If you are traveling in the reverse direction, eastbound from LAX and northbound to Downtown LA, then your single occupancy vehicle will be in the flow of regular traffic and you will be directed to the right lane to exit for the 110 N. Unless you ignore the navigation, read the signs, and enter the HOV 2+ lanes to use the flyover from the leftmost lane. Of course attempts will be made to reroute you as you get a lovely view of the Downtown skyline, and eventually settle into the FasTrak lane of the 110 N.
If you were in that same 105 E HOV 2+ lane, with two passengers, and no transponder, heading from LAX to Downtown LA you would need to exit the HOV lane and merge on to the 110 N at the right. If you stayed in that HOV 2+ left lane because you didn’t understand the signage, you would be dumped into the FasTrak lane that requires a transponder.
I’ll leave it at just those examples, because you get the idea. These paricular lanes have been like this for over a decade. Other lanes like this exist elsewhere throughout the state, and more are being completed right this very minute.
Apple and Google are totally clueless about these lanes, which is bizarre when you can see them represented in maps, satellite views, Street View — everything.
Waze, which is owned by Google, added a “HOV 2+” toggle when it shows you a suggested route with HOV 2+ lanes. This is a mixed bag, because they don’t differentiate between FasTrak and HOV 2+. So no information is presented about transponders, or other rules. Remember that a vehicle could be crossing into and out of various requirements along a route, and that HOV 2+ is an over simplification that could lead to bad directions.
The lack of proper routing extends beyond the directions alone, because it means there’s no accurate representation of the flow of traffic. You’ll notice in some of the screenshots above that Traffic data is drawn on the elevated sections of the road, but that traffic data is from the part of the freeway below.

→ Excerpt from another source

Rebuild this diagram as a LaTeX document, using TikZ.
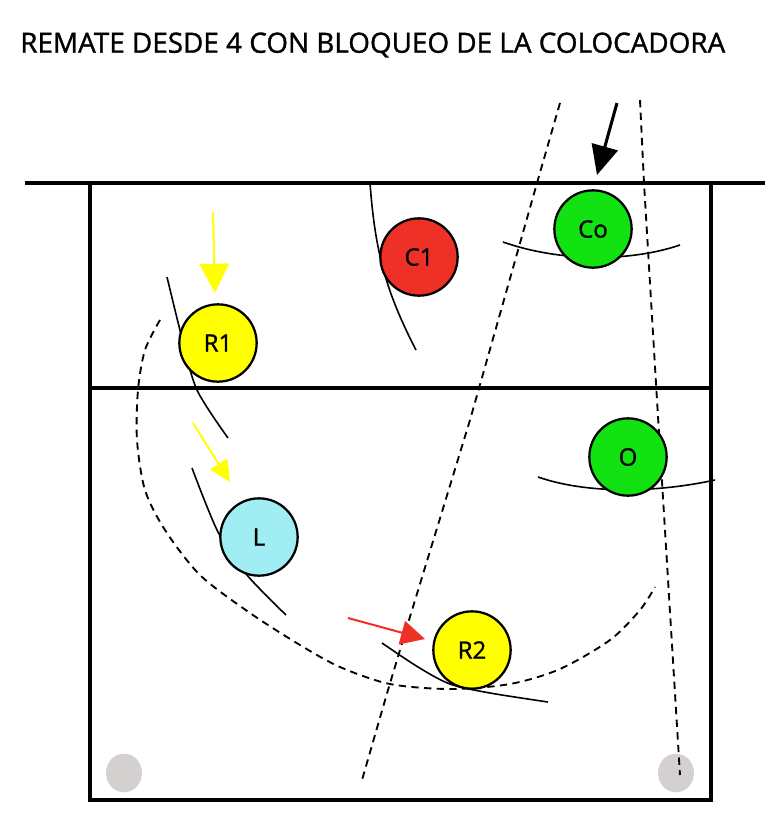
\documentclass[tikz,border=0pt]{standalone}
\usepackage{fontspec}
\setmainfont{Open Sans}
\newfontfamily\headfont[FakeBold=1.2]{Open Sans}
\usetikzlibrary{arrows.meta,calc,positioning,shapes.geometric}
\definecolor{setgreen}{RGB}{18,226,18}
\definecolor{blockred}{RGB}{238,48,38}
\definecolor{passyellow}{RGB}{255,255,0}
\definecolor{liberocyan}{RGB}{160,238,244}
\definecolor{postgrey}{RGB}{212,208,208}
\tikzset{
  court/.style={black,line width=2.8pt},
  body/.style={black,line width=1.2pt},
  route/.style={black,line width=1.4pt,dash pattern=on 5.5pt off 4pt},
  player/.style={circle,draw=black,line width=1.7pt,minimum size=58pt,inner sep=0pt,
                 font=\headfont\fontsize{18}{18}\selectfont},
  post/.style={ellipse,fill=postgrey,minimum width=27pt,minimum height=29pt,inner sep=0pt},
  move/.style={line width=1.5pt},
  heading/.style={font=\headfont\fontsize{20.9}{21}\selectfont,anchor=west,inner sep=0pt},
}

\begin{document}
\begin{tikzpicture}[x=0.75pt,y=-0.75pt]
  \useasboundingbox (0,0) rectangle (770,819);
  \node[heading] (title) at (20,45) {REMATE DESDE 4 CON BLOQUEO DE LA COLOCADORA};

  % court
  \draw[court] (25,183) -- (765,183);
  \draw[court] (90,183) rectangle (711,800);
  \draw[court] (90,388) -- (711,388);
  \node[post] (postL) at (124,773) {};
  \node[post] (postR) at (676,773) {};

  % routes
  \draw[route] (560,103) -- (537,183) -- (470,420) -- (409,620) -- (388,690) -- (362,780);
  \draw[route] (640,100) -- (644,183) -- (657,400) -- (680,775);
  \draw[route] plot[smooth] coordinates {(160,320) (145,350) (138,390) (137,440) (145,490)
    (165,530) (200,575) (250,613) (300,645) (340,667) (390,684) (450,689) (510,684)
    (560,669) (610,640) (640,610) (655,587)};

  % block and defence lines
  \draw[body] (503,242) .. controls (560,262) and (630,262) .. (680,245);
  \draw[body] (370,183) .. controls (375,250) and (385,290) .. (416,350);
  \draw[body] plot[smooth] coordinates {(167,277) (182,338) (197,390) (228,438)};
  \draw[body] plot[smooth] coordinates {(192,468) (218,532) (247,575) (286,615)};
  \draw[body] (538,477) .. controls (590,495) and (660,492) .. (715,480);
  \draw[body] plot[smooth] coordinates {(382,643) (418,667) (450,684) (490,693) (548,702)};

  % players
  \node[player,fill=setgreen] (Co) at (593,229) {Co};
  \node[player,fill=blockred] (C1) at (419,257) {C1};
  \node[player,fill=passyellow] (R1) at (218,343) {R1};
  \node[player,fill=setgreen] (O) at (628,457) {O};
  \node[player,fill=liberocyan] (L) at (259,537) {L};
  \node[player,fill=passyellow] (R2) at (472,650) {R2};

  % movements
  \coordinate (ball) at (617,103);
  \coordinate (ballend) at (597,175);
  \draw[move,line width=2.3pt,-{Triangle[length=22pt,width=20pt]}] (ball) -- (ballend);
  \coordinate (r1from) at (213,212);
  \coordinate (r1to) at (215,293);
  \draw[move,passyellow,-{Triangle[length=22pt,width=22pt]}] (r1from) -- (r1to);
  \coordinate (lfrom) at (193,423);
  \coordinate (lto) at (230,482);
  \draw[move,passyellow,-{Triangle[length=16pt,width=15pt]}] (lfrom) -- (lto);
  \coordinate (r2from) at (348,618);
  \coordinate (r2to) at (425,639);
  \draw[move,blockred,-{Triangle[length=18pt,width=18pt]}] (r2from) -- (r2to);
\end{tikzpicture}
\end{document}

Generally, when my boyfriend and I take certain FasTrak lanes, we know it can shave at least 10 minutes off of the route a route estimate, or more. However, if the traffic is extremely heavy the route may not be suggested at all, because there’s no understanding that we’ll be bypassing the flow of the stopped traffic. We can trick it sometimes by changing our start, end, or adding a middle position that puts us specifically on a route to see why it’s not recommended, but that still relies on our knowledge, and hunches about things. You’re also assuming the FasTrak lane is completely unaffected by the traffic, which is not always true. That’s not really want you want in the mapping applications from two of the most powerful companies in the world, who just so happen to be in the same state as you.
I know that from a user interface perspective anything added to the interface makes it less clean, and straight-forward to use, so there’s no simple suggestion of “just put toggles in for everything.” However, the reality of different kinds of traffic regulation — whether that’s occupancy, transponders, box trucks, or other forms of traffic control — isn’t going away. Our phones are integral to transportation, so maybe someday, in the far future, we’ll have ways to manage electronic toll collection through them, and then it could all become a part of the navigation process itself.
Both Apple and Google need to tackle this problem in a way that helps their navigation apps perform better, especially when Apple is working on whatever that misguided car thing is, and Google is working on being the infotainment backbone of the automotive industry.
At the very least, they can do better for The Californians.